High Street has ‘double the number of shops needed’

UK High Streets have double the number of shops needed to keep up with demand, according to the author of a government report on the future of retail.

John Timpson, who founded the Timpson family’s key-cutting and shoe repair chain, said that the revival of Britain’s High Street revival should be a “bottom up” job, involving funding and support for local councils to take the lead in turning town centres into communities and meeting places.

"It's about communities and creating a hub for entertainment, medical facilities, housing. We probably have about twice as many shops as we need, but we are short of housing,” he explained in an interview with the BBC.

In his introduction to the report, compiled by an expert panel of retailers and business leaders, Timpson wrote: “A combination of internet shopping, the convenience of out of town retailing and an exceptional number of well-established retail formats reaching the end of their commercial life cycle, has led to a marked increase in empty shops and a decline in footfall.”

However, despite the apparently bleak outlook for the future of the High Street as a shopping hub, he said the study had left him with “more hope for the future of our town centres than when we first started gathering evidence”.

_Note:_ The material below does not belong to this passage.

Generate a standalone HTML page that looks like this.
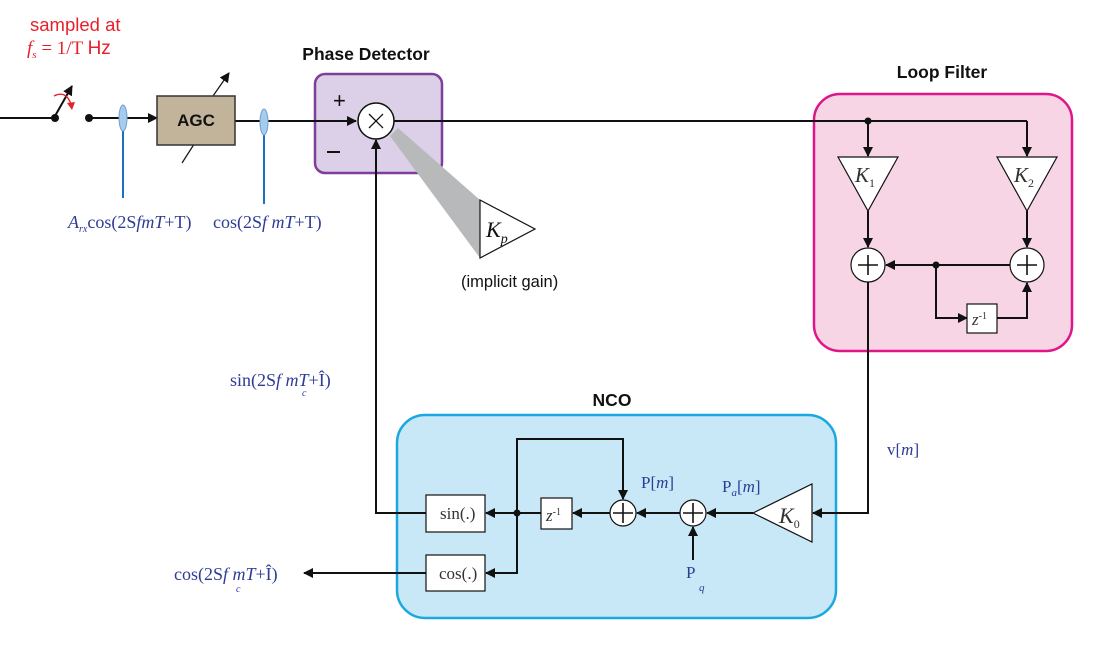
<!DOCTYPE html>
<html><head><meta charset="utf-8"><style>
body{margin:0;background:#fff}
svg{display:block}
.s{font-family:"Liberation Serif",serif;fill:#2e3c96}
.b{font-family:"Liberation Sans",sans-serif;font-weight:bold;fill:#111}
</style></head><body>
<svg width="1098" height="645" viewBox="0 0 1098 645" xmlns="http://www.w3.org/2000/svg">
<defs><marker id="a" markerWidth="10" markerHeight="10" refX="9" refY="5" orient="auto" markerUnits="userSpaceOnUse"><path d="M0,0 L10,5 L0,10z" fill="#111"/></marker></defs>
<rect x="814" y="94" width="258" height="257" rx="26" fill="#f8d5e5" stroke="#e0158a" stroke-width="2.5"/>
<rect x="397" y="415" width="439" height="203" rx="28" fill="#c8e8f7" stroke="#1aa8e0" stroke-width="2.5"/>
<rect x="315" y="74" width="127" height="99" rx="10" fill="#dccfe8" stroke="#7d3f98" stroke-width="2.5"/>
<text x="366" y="60" class="b" font-size="17.5" text-anchor="middle">Phase Detector</text>
<text x="942" y="78" class="b" font-size="17.5" text-anchor="middle">Loop Filter</text>
<text x="612" y="406" class="b" font-size="17.5" text-anchor="middle">NCO</text>
<text x="30" y="31" font-family="Liberation Sans" font-size="18.5" fill="#e8202a">sampled at</text>
<text x="27" y="54" font-family="Liberation Serif" font-size="19" fill="#e8202a"><tspan font-style="italic">f</tspan><tspan font-size="11" font-style="italic" dy="4">s</tspan><tspan dy="-4"> = 1/T </tspan><tspan font-family="Liberation Sans">Hz</tspan></text>
<g stroke="#111" stroke-width="2" fill="none">
<line x1="0" y1="118" x2="53" y2="118"/>
<line x1="55" y1="116" x2="72" y2="86" marker-end="url(#a)"/>
<line x1="87" y1="118" x2="157" y2="118" marker-end="url(#a)"/>
<line x1="235" y1="121" x2="356" y2="121" marker-end="url(#a)"/>
<line x1="394" y1="121" x2="1027" y2="121"/>
<line x1="868" y1="121" x2="868" y2="156" marker-end="url(#a)"/>
<line x1="1027" y1="121" x2="1027" y2="156" marker-end="url(#a)"/>
<line x1="868" y1="211" x2="868" y2="247" marker-end="url(#a)"/>
<line x1="1027" y1="211" x2="1027" y2="247" marker-end="url(#a)"/>
<line x1="1010" y1="265" x2="886" y2="265" marker-end="url(#a)"/>
<polyline points="936,265 936,318 967,318" marker-end="url(#a)"/>
<polyline points="996,318 1027,318 1027,283" marker-end="url(#a)"/>
<polyline points="868,282 868,513 813,513" marker-end="url(#a)"/>
<line x1="753" y1="513" x2="707" y2="513" marker-end="url(#a)"/>
<line x1="693" y1="560" x2="693" y2="527" marker-end="url(#a)"/>
<line x1="680" y1="513" x2="637" y2="513" marker-end="url(#a)"/>
<line x1="610" y1="513" x2="573" y2="513" marker-end="url(#a)"/>
<line x1="541" y1="513" x2="486" y2="513" marker-end="url(#a)"/>
<polyline points="517,513 517,439 623,439 623,499" marker-end="url(#a)"/>
<polyline points="517,513 517,573 486,573" marker-end="url(#a)"/>
<line x1="426" y1="573" x2="304" y2="573" marker-end="url(#a)"/>
<polyline points="426,513 376,513 376,140" marker-end="url(#a)"/>
<line x1="198" y1="138" x2="182" y2="163" stroke-width="1.2"/>
<line x1="213" y1="96" x2="229" y2="73" stroke-width="1.2" marker-end="url(#a)"/>
</g>
<path d="M54,96 Q66,90 71,104" stroke="#e8202a" stroke-width="1.3" fill="none"/>
<path d="M67,103 L72,110 L75,102z" fill="#e8202a"/>
<g fill="#111"><circle cx="55" cy="118" r="4"/><circle cx="89" cy="118" r="4"/><circle cx="868" cy="121" r="3.5"/><circle cx="936" cy="265" r="3.5"/><circle cx="517" cy="513" r="3.5"/></g>
<rect x="157" y="96" width="78" height="49" fill="#c2b49b" stroke="#333" stroke-width="1.5"/>
<text x="196" y="126" class="b" font-size="17" text-anchor="middle">AGC</text>
<g stroke="#1d6fc0" stroke-width="2"><line x1="123" y1="118" x2="123" y2="198"/><line x1="264" y1="121" x2="264" y2="204"/></g>
<ellipse cx="123" cy="118" rx="4" ry="13" fill="#a9cbea" stroke="#6fa0d8"/>
<ellipse cx="264" cy="122" rx="4" ry="13" fill="#a9cbea" stroke="#6fa0d8"/>
<text x="68" y="228" class="s" font-size="18"><tspan font-style="italic">A</tspan><tspan font-size="10" font-style="italic" dy="4">rx</tspan><tspan dy="-4">cos(2S</tspan><tspan font-style="italic">f</tspan><tspan font-style="italic">mT</tspan>+T)</text>
<text x="213" y="228" class="s" font-size="18">cos(2S<tspan font-style="italic">f</tspan> <tspan font-style="italic">mT</tspan>+T)</text>
<polygon points="390,136 398,128 480,200 480,258" fill="#b8b9bb"/>
<circle cx="376" cy="121" r="18" fill="#fff" stroke="#111" stroke-width="1.5"/>
<path d="M369,114 L383,128 M383,114 L369,128" stroke="#111" stroke-width="1.3"/>
<text x="333" y="108" font-family="Liberation Sans" font-size="22" fill="#111">+</text>
<line x1="327" y1="152" x2="340" y2="152" stroke="#111" stroke-width="2"/>
<polygon points="480,200 535,229 480,258" fill="#fff" stroke="#111" stroke-width="1.2"/>
<text x="486" y="237" font-family="Liberation Serif" font-size="22" font-style="italic" fill="#111">K<tspan font-size="14" dy="6">p</tspan></text>
<text x="461" y="287" font-family="Liberation Sans" font-size="16.5" fill="#111">(implicit gain)</text>
<g fill="#fff" stroke="#111" stroke-width="1.2">
<polygon points="838,157 898,157 868,211"/><polygon points="997,157 1057,157 1027,211"/>
<circle cx="868" cy="265" r="17"/><circle cx="1027" cy="265" r="17"/>
<rect x="967" y="304" width="30" height="29"/>
<polygon points="753,513 812,484 812,542"/>
<circle cx="693" cy="513" r="13"/><circle cx="623" cy="513" r="13"/>
<rect x="541" y="498" width="31" height="31"/>
<rect x="426" y="495" width="59" height="37"/><rect x="426" y="555" width="59" height="36"/>
</g>
<g stroke="#111" stroke-width="1.6">
<path d="M858,265 H878 M868,255 V275"/><path d="M1017,265 H1037 M1027,255 V275"/>
<path d="M683,513 H703 M693,503 V523"/><path d="M613,513 H633 M623,503 V523"/>
</g>
<g font-family="Liberation Serif" fill="#333">
<text x="855" y="182" font-size="21" font-style="italic">K<tspan font-size="12" font-style="normal" dy="5">1</tspan></text>
<text x="1014" y="182" font-size="21" font-style="italic">K<tspan font-size="12" font-style="normal" dy="5">2</tspan></text>
<text x="972" y="325" font-size="17" font-style="italic">z<tspan font-size="10" font-style="normal" dy="-6">-1</tspan></text>
<text x="546" y="521" font-size="17" font-style="italic">z<tspan font-size="10" font-style="normal" dy="-6">-1</tspan></text>
<text x="779" y="523" font-size="22" font-style="italic">K<tspan font-size="12" font-style="normal" dy="5">0</tspan></text>
<text x="440" y="519" font-size="17">sin(.)</text>
<text x="439" y="579" font-size="17">cos(.)</text>
</g>
<g class="s" font-size="17">
<text x="641" y="488">P[<tspan font-style="italic">m</tspan>]</text>
<text x="722" y="492">P<tspan font-size="11" font-style="italic" dy="4">a</tspan><tspan dy="-4">[</tspan><tspan font-style="italic">m</tspan>]</text>
<text x="686" y="578">P</text><text x="699" y="591" font-size="11" font-style="italic">q</text>
<text x="887" y="455">v[<tspan font-style="italic">m</tspan>]</text>
<text x="230" y="386" font-size="18">sin(2S<tspan font-style="italic">f</tspan> <tspan font-style="italic">mT</tspan>+Î)</text>
<text x="302" y="396" font-size="10" font-style="italic">c</text>
<text x="174" y="580" font-size="18">cos(2S<tspan font-style="italic">f</tspan> <tspan font-style="italic">mT</tspan>+Î)</text>
<text x="236" y="592" font-size="10" font-style="italic">c</text>
</g>
</svg>
</body></html>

Communities that had bucked the trend and managed to “put a buzz back into their town centre” were those that had reduced the number of empty shops and made their town centres attractive places to be, the report explained.

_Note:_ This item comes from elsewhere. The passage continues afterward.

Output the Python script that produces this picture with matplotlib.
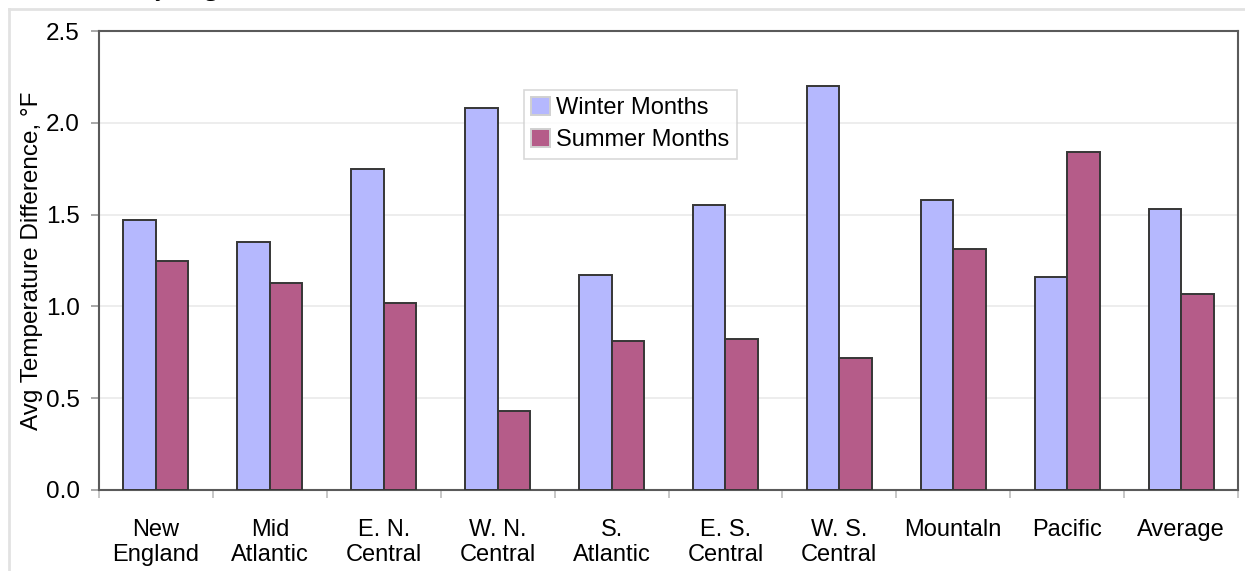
import numpy as np
import matplotlib.pyplot as plt
from matplotlib.lines import Line2D

plt.rcParams['font.family'] = ['Liberation Sans', 'DejaVu Sans']

# Regions and seasonal average temperature differences (deg F)
regions = ['New\nEngland', 'Mid\nAtlantic', 'E. N.\nCentral', 'W. N.\nCentral', 'S.\nAtlantic',
           'E. S.\nCentral', 'W. S.\nCentral', 'Mountaln', 'Pacific', 'Average']
winter = [1.47, 1.35, 1.75, 2.08, 1.17, 1.55, 2.20, 1.58, 1.16, 1.53]
summer = [1.25, 1.13, 1.02, 0.43, 0.81, 0.82, 0.72, 1.31, 1.84, 1.07]

fig = plt.figure(figsize=(12.45, 5.71), dpi=100)
ax = fig.add_axes([99 / 1245, 81 / 571, 1139 / 1245, 459 / 571])

x = np.arange(len(regions))
w = 1 / 3.5
ax.bar(x - w / 2, winter, w, color='#b5b8fe', edgecolor='#363636', linewidth=1.4,
       label='Winter Months', zorder=3)
ax.bar(x + w / 2, summer, w, color='#b55c89', edgecolor='#363636', linewidth=1.4,
       label='Summer Months', zorder=3)

ax.set_xlim(-0.5, len(regions) - 0.5)
ax.set_ylim(0, 2.5)
ax.set_yticks(np.arange(0, 2.51, 0.5))
ax.set_yticklabels([f'{v:.1f}' for v in np.arange(0, 2.51, 0.5)])
ax.yaxis.grid(True, color='#ececec', linewidth=1.3, zorder=0)

ax.set_xticks(x)
ax.set_xticklabels(regions, fontsize=17, linespacing=1.15)
ax.set_xticks(np.arange(-0.5, len(regions), 1), minor=True)
ax.tick_params(axis='x', which='major', length=0, pad=21)
ax.tick_params(axis='x', which='minor', length=6, width=1.2, color='#bdbdbd')
ax.tick_params(axis='y', length=6, width=1.2, color='#9a9a9a', labelsize=17.5, pad=8)

for s in ax.spines.values():
    s.set_color('#5a5a5a')
    s.set_linewidth(1.5)

ax.set_ylabel('Avg Temperature Difference, °F', fontsize=17.5, labelpad=2)

leg = ax.legend(loc='upper left', bbox_to_anchor=(0.373, 0.872), borderaxespad=0,
                fontsize=17, frameon=True, fancybox=False, handlelength=0.78,
                handleheight=0.78, handletextpad=0.25, labelspacing=0.42, borderpad=0.32)
leg.get_frame().set_edgecolor('#cfcfcf')
leg.get_frame().set_linewidth(1.2)
for h in leg.legend_handles:
    h.set_edgecolor('#d0d0d0')

# outer chart frame
fig.add_artist(Line2D([8.5 / 1245, 8.5 / 1245], [0, 1 - 8.5 / 571],
                      transform=fig.transFigure, color='#e2e2e2', linewidth=2))
fig.add_artist(Line2D([8.5 / 1245, 1], [1 - 8.5 / 571, 1 - 8.5 / 571],
                      transform=fig.transFigure, color='#e2e2e2', linewidth=2))

# caption line above the chart
fig.text(142 / 1245, 1 + 4 / 571, 'by Region', family=['Liberation Serif', 'DejaVu Serif'],
         fontsize=19, va='baseline', ha='left')

fig.savefig('out.png', dpi=100)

However, whilst he acknowledged the government’s efforts to revive High Street retailers, exemplified by a £675 million Future High Street Fund announced in the chancellor’s Budget speech, he recommended that efforts should be led by the communities and local councils themselves.


“Reimagining our town centres should not be seen as a central programme dictated by government,” stated Timpson. “It is a series of locally inspired and led initiatives that are supported by a government that offers information and helps to clear obstacles out of the way.”

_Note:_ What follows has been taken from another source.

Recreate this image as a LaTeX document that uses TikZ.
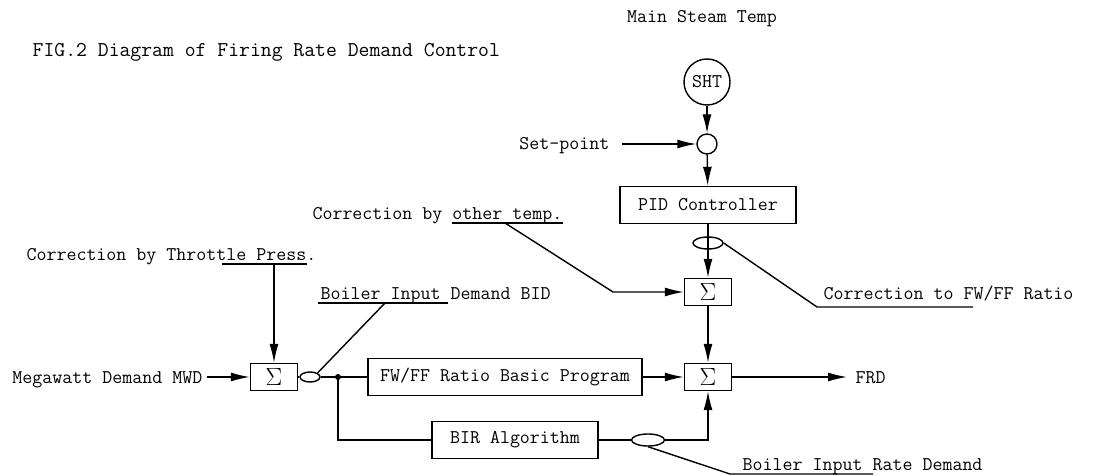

He also encouraged local communities to think innovatively about how empty properties are used and said that his own experience in retail had taught him that the best way to get things done is to “give people on the front line the freedom to get on with the job in the way they know best”.

The report concluded that it was “obvious” that empty retail estate should be converted into residential properties in areas where there was a housing shortage. Planning rules should also be relaxed to enable communities to repurpose retail units, the expert panel found.

The panel, commissioned by High Streets minister Jake Berry, was asked to come up with a report diagnosing the issues facing Britain’s high streets and town centres and propose solutions on the practical measures government can take to help.

Last month, a report from PwC found that there were around 14 shop closures every day, with unprecedented pressures leading to the collapse of a number of major retailers, such as House of Fraser, and dozens of stores earmarked for closure by High Street stalwarts like Marks and Spencer and Debenhams.

Tom Ironside, director of business and regulation at the British Retail Consortium, welcomed the report’s findings as well as the government’s £675 million High Street fund.

“The final report contains strong advice on how to ensure that that funding is used to best effect, notably through the oversight of the High Streets Taskforce and practical measures for local leaders to implement in their local areas.

“At the same time, it is essential that the government takes additional robust steps to provide real support to struggling high streets,” he continued. “Most importantly, wholesale reform of business rates is needed for our towns and high streets in order to thrive.”